Unfortunately, despite writing two simulators and getting matching results, and all of the work refining and speeding them up, I'm personally not a Registered Independent Testing Laboratory in Nevada or any other state. To get a new table game approved by state gambling regulators, the game's math must be certified by one of these companies. The good news is that because I had built these models, verified their results against each other, and calibrated the conventional blackjack players against known results, I had a great deal of confidence that the testing labs would agree with my calculations. The bad news is that, despite that, it's still mandatory to pay their hefty fee and wait almost 8 weeks to get certified results to submit to a gaming regulator. Of course, their team of Ph.D.'s and computer scientists responsible for reporting on my game agreed with my models, down to two decimal points, matching a House Advantage of 0.67%.

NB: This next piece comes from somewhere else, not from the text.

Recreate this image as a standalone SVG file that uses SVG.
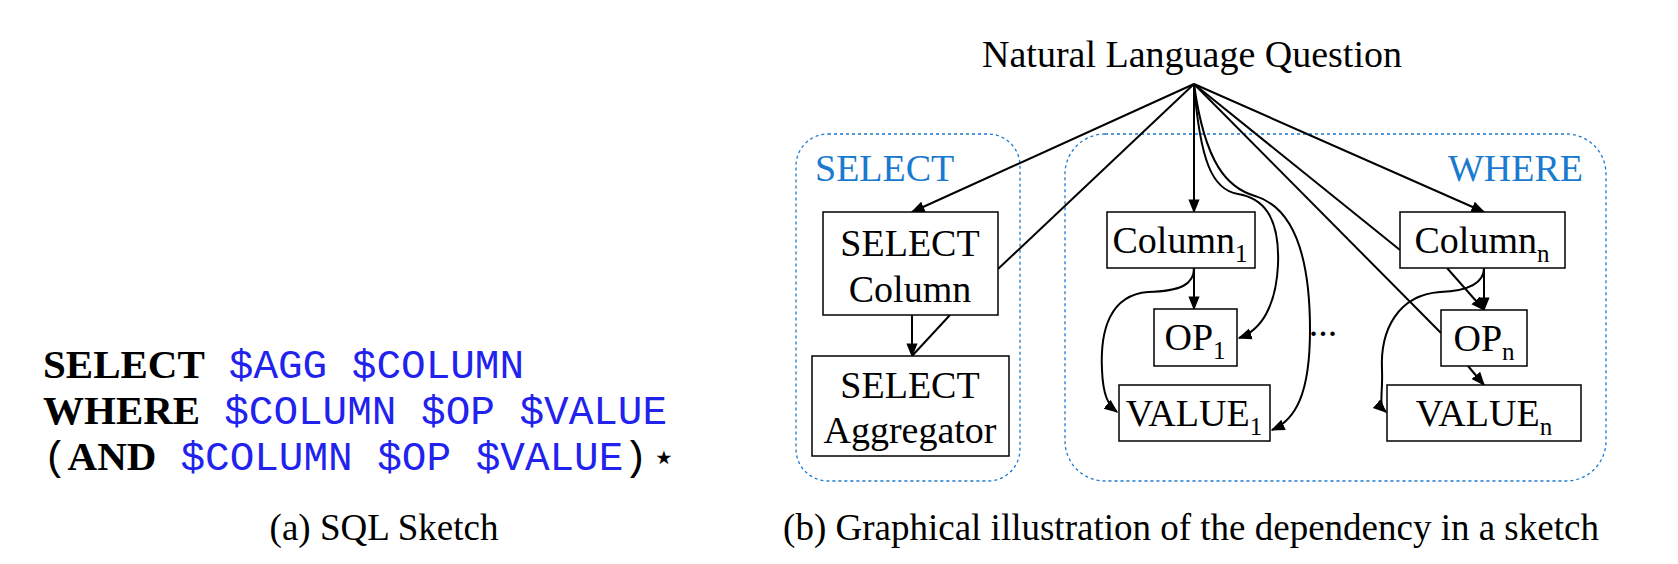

One point to clarify, in both of these articles, we are maximizing speed by eliminating logging. Both programs write out their total hand counts, dollars won, and house advantage calculations, but neither records the hand-by-hand results. Generally, we're doing that early in the development cycle to verify proper gameplay and that the program is simulating the correct player decisions, and we usually can do that with just a few thousand hands. The Kotlin program has a logEveryHand option which writes every card of every hand (and every payout, dealer hand, etc) to an H2 Database, while the Python program can write every hand to a log file (it could use a SQLite DB, I just never needed to do so), but in the example runs in these articles, those options are turned off.